The unemployment rate for men in their 20s has been rising for about 15 years now. Yet, curiously, a higher percentage say that they’re happier these days. What gives? Could it be that men who aren’t working are busily filling their days with … video games?  

University of Chicago economist Erik Hurst looked into this potential correlation, and he suggests that might just be the case, especially among those who still live with their parents: “We have determined that, in general, [lower-skilled young men] are not going back to school or switching careers, so what are they doing with their time? The hours that they are not working have been replaced almost one for one with leisure time. Seventy-five percent of this new leisure time falls into one category: video games.”

Meanwhile, New York Times writer Matt Richtel is probing another screen time-and-behavior correlation: the question of whether or not teenagers’ declining drug use is due in part to the fact that they’re spending so much time on their smartphones.

And lest you think we’re going too hard on youngsters here for their tech habits, parents got some attention in the news this week, too. Christian leadership expert Tim Elmore has a blunt message to smartphone-addicted parents: “Get off your phone.” Elmore says he’s hearing from more and more young people who struggle to connect with their parents because of those adults’ compulsive smartphone habits.
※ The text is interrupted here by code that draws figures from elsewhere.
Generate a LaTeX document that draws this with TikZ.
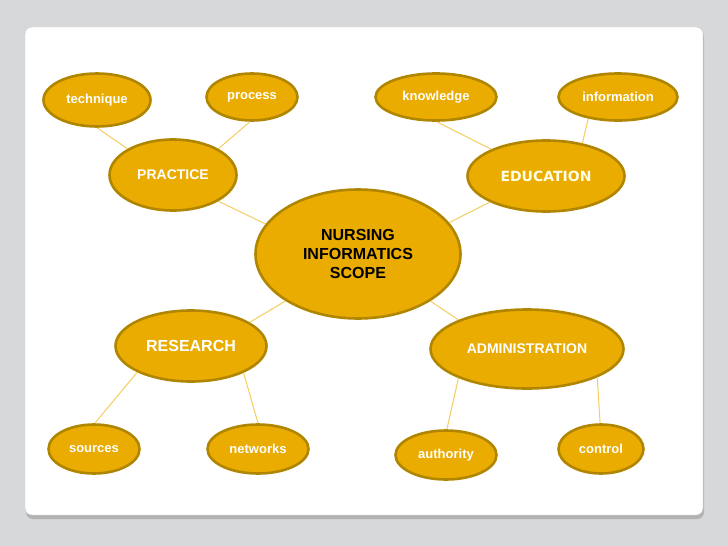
\documentclass[tikz,border=0pt]{standalone}
\usepackage{fontspec}
\setmainfont{Liberation Sans}
\newfontfamily\edufont{DejaVu Sans}
\usetikzlibrary{shapes.geometric}
\definecolor{slidegray}{RGB}{215,216,218}
\definecolor{bubblefill}{RGB}{234,172,0}
\definecolor{bubbleedge}{RGB}{176,134,0}
\definecolor{linkyellow}{RGB}{243,206,96}

\begin{document}
\begin{tikzpicture}[x=1pt, y=-1pt,
		bubble/.style={ellipse, draw=bubbleedge, fill=bubblefill, line width=2.6pt, inner sep=0pt, text=white, font=\bfseries\fontsize{13}{15}\selectfont},
		link/.style={draw=linkyellow, line width=1pt}]
		\fill[slidegray] (0, 0) rectangle (728, 546);
		\fill[black!30, rounded corners=7pt] (26, 30) rectangle (704, 519);
		\filldraw[fill=white, draw=black!20, rounded corners=7pt] (25, 27) rectangle (703, 515);

		\node[bubble, minimum width=205pt, minimum height=129pt, text=black, align=center, font=\bfseries\fontsize{16}{19}\selectfont] (scope) at (358, 254) {NURSING\\INFORMATICS\\SCOPE};
		\node[bubble, minimum width=127pt, minimum height=71pt, font=\bfseries\fontsize{14}{16}\selectfont] (practice) at (173, 175) {PRACTICE};
		\node[bubble, minimum width=157pt, minimum height=71pt, text=white!90!yellow, font=\edufont\bfseries\fontsize{14}{16}\selectfont] (education) at (546, 176) {EDUCATION};
		\node[bubble, minimum width=151pt, minimum height=71pt, font=\bfseries\fontsize{16}{18}\selectfont] (research) at (191, 346) {RESEARCH};
		\node[bubble, minimum width=193pt, minimum height=79pt, font=\bfseries\fontsize{14}{16}\selectfont] (administration) at (527, 349) {ADMINISTRATION};

		\node[bubble, minimum width=107pt, minimum height=53pt] (technique) at (97, 100) {technique};
		\node[bubble, minimum width=91pt, minimum height=47pt] (process) at (252, 97) {process};
		\node[bubble, minimum width=121pt, minimum height=47pt] (knowledge) at (436, 97) {knowledge};
		\node[bubble, minimum width=119pt, minimum height=47pt] (information) at (618, 97) {information};
		\node[bubble, minimum width=91pt, minimum height=49pt] (sources) at (94, 449) {sources};
		\node[bubble, minimum width=101pt, minimum height=49pt] (networks) at (258, 449) {networks};
		\node[bubble, minimum width=101pt, minimum height=49pt] (authority) at (446, 455) {authority};
		\node[bubble, minimum width=85pt, minimum height=49pt] (control) at (601, 449) {control};

		\draw[link] (technique.-90) -- (practice.150);
		\draw[link] (process.-95) -- (practice.30);
		\draw[link] (practice.-30) -- (scope.162);
		\draw[link] (knowledge.-88) -- (education.154);
		\draw[link] (information.-144) -- (education.42);
		\draw[link] (education.-155) -- (scope.19);
		\draw[link] (research.22) -- (scope.-147);
		\draw[link] (scope.-33) -- (administration.157);
		\draw[link] (research.-154) -- (sources.88);
		\draw[link] (research.-27) -- (networks.90);
		\draw[link] (administration.-157) -- (authority.88);
		\draw[link] (administration.-22) -- (control.92);

	\end{tikzpicture}
\end{document}
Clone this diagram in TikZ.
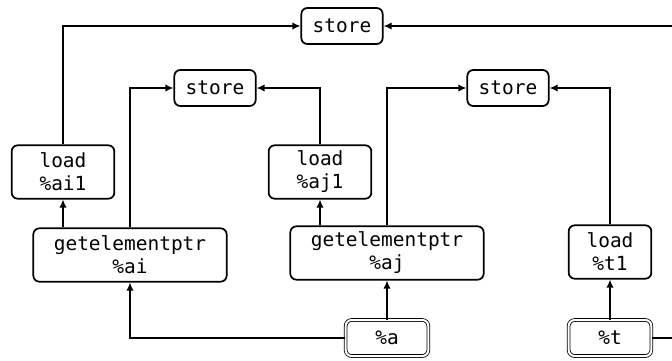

But there’s a flip side to this. In her New York Times article “The Guilty Secret of Distracted Parenting,” Dr. Perri Klass suggests that we need to be careful about beating up on parents when it comes to this modern reality, as we may be compounding their sense that they’re failures at raising their children.

And we’re not done yet with all this screen time stuff. The Wall Street Journal reports that the amount of screen time teens get before it starts to impact them negatively might be more than some of us would think. Specifically, researchers found that up to 1.5 to 2 hours of smartphone use and 3 to 4 hours of video game playing had no negative impact on teen’s mental wellbeing. (We should say, though, that the article also noted that it’s actually healthy for kids to wrestle with boredom instead of always short-circuiting it with screens.)

Moving on to news from the slightly larger screen—the one in your living room—the Huffington Post reports that NBC’s “family sitcom” The Carmichael Show will begin airing uncensored uses of the n-word in episodes this summer. And over on HBO’s Sesame Street, the iconic children’s program is making news (in a positive way) for adding its first autistic muppet, a character named Julia, to the cast.

Elsewhere in the television universe, Tim Allen (Home Improvement, Last Man Standing) compared being a conservative in Hollywood to living in “’30s Germany.” And in a Hollywood Reporter story, reporter Stephen Galloway ponders the increasingly vitriolic political climate in Tinseltown, suggesting that a new age of McCarthyism may be settling over the industry.

Shifting to the music world, Katy Perry made news this week speaking at the Human Rights Campain’s gala dinner in Los Angeles, in which she said admitted that she was experimenting with same-sex behaviors even as she was still in the Christian music scene: “I’m just a singer/songwriter, honestly,” she said. “I speak my truths, and I paint my fantasies into these little bite-sized pop songs. For instance: ‘I Kissed A Girl And I Liked It.’ Truth be told, a) I did more than that, and b) how was I going to reconcile that with a gospel-singing girl raised in youth groups that were pro-conversion camps?”

Finally, as we reported in our Plugged In blog yesterday, rock ‘n’ roll pioneer Chuck Berry passed away over the weekend at the age of 90. Among the many, many musical icons who weighed in on Berry’s legacy was Bruce Springsteen, who tweeted, “Chuck Berry was rock’s greatest practitioner, guitarist, and the greatest pure rock ‘n’ roll writer who ever lived.” For an in-depth look at Chuck Berry’s influence in the pop music world, check out David A. Graham’s detail-filled article in The Atlantic, “Remembering Chuck Berry.”